───── Entries
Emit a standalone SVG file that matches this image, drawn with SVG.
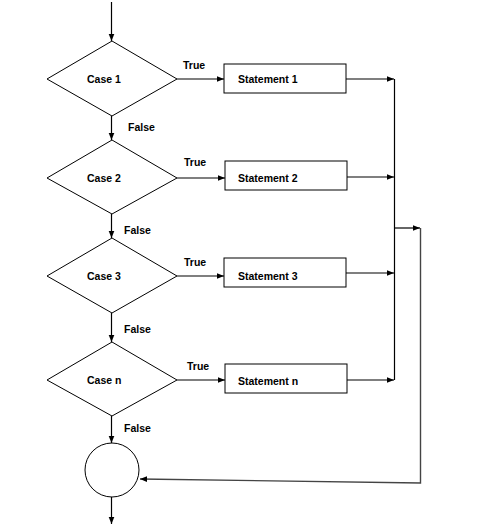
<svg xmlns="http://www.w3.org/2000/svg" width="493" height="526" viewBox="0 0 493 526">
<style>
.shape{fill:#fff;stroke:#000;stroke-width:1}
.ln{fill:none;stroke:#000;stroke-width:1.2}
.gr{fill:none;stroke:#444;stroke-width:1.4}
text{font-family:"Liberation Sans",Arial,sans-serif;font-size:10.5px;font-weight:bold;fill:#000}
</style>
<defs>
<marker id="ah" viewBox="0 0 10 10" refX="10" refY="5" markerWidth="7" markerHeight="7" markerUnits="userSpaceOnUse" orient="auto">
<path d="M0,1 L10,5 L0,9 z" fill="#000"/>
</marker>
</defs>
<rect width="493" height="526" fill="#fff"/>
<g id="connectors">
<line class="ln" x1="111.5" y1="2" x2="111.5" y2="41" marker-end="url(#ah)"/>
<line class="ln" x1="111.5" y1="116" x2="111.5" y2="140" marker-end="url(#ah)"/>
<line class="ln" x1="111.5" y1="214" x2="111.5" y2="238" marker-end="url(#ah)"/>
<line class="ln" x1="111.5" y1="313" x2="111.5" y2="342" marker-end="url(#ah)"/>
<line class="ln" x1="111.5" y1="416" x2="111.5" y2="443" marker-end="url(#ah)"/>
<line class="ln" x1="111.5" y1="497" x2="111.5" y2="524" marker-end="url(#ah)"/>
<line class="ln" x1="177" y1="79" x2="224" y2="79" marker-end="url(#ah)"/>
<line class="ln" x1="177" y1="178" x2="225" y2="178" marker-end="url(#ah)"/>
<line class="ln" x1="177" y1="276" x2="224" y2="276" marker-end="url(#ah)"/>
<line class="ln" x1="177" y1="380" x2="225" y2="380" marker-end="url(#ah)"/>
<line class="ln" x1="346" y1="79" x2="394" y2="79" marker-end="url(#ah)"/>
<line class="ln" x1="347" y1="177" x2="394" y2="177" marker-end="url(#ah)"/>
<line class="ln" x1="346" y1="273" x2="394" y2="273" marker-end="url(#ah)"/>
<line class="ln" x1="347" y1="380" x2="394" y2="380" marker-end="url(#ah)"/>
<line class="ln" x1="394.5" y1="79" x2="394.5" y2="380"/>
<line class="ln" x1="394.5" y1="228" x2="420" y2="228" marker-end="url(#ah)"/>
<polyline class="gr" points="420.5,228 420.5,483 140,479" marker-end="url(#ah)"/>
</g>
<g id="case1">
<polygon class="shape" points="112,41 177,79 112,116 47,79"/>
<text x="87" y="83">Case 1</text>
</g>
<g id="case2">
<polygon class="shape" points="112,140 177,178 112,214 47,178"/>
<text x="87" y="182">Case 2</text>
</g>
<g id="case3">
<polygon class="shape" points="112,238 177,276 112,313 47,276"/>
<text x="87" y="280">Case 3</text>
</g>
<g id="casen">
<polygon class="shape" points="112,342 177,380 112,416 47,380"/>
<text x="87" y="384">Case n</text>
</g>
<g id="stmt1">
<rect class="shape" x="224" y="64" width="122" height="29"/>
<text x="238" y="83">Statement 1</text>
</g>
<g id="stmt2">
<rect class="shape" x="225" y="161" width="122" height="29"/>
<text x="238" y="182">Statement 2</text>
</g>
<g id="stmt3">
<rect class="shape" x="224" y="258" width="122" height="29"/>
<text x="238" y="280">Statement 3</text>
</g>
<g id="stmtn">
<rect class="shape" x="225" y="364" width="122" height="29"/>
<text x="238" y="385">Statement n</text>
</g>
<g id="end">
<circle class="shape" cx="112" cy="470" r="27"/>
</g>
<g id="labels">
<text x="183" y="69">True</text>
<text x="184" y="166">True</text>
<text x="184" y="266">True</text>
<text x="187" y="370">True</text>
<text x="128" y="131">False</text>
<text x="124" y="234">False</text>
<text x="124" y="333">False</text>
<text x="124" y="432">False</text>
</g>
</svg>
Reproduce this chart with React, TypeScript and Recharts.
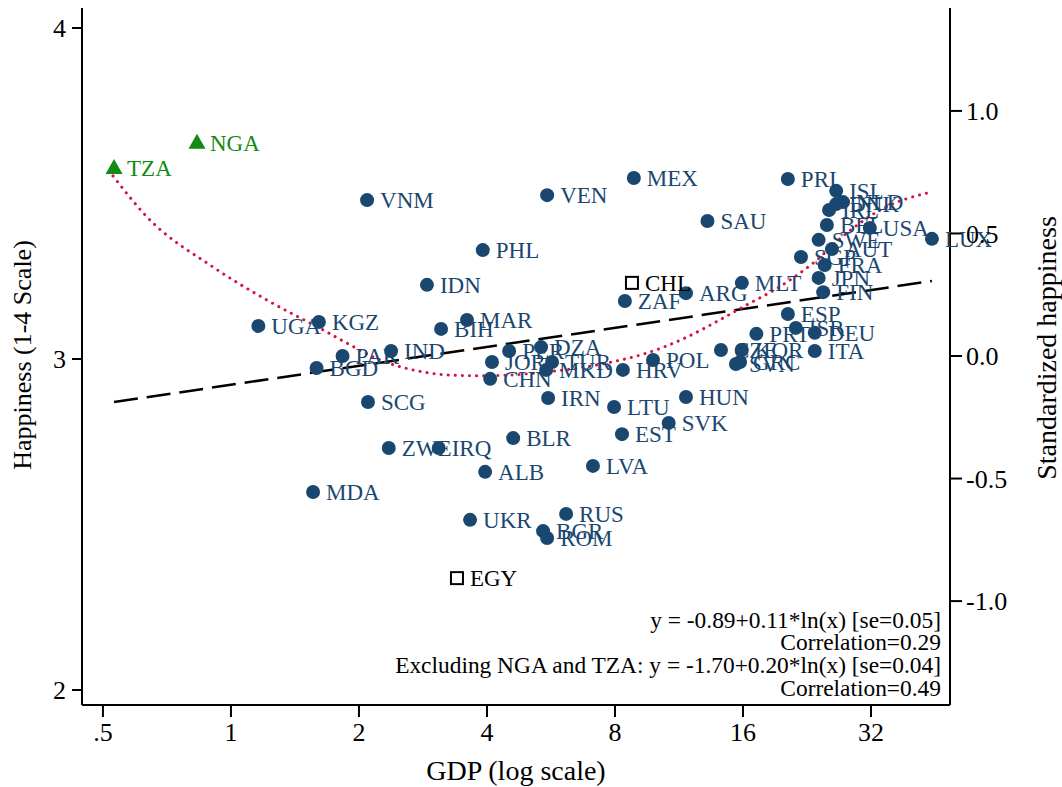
──────────
> **Given task**
Read through the lines above and collect those that contain the string "this".

> **Answer below**
Emit a standalone SVG file that matches this image, drawn with SVG.
Reproduce this chart with React, TypeScript and Recharts.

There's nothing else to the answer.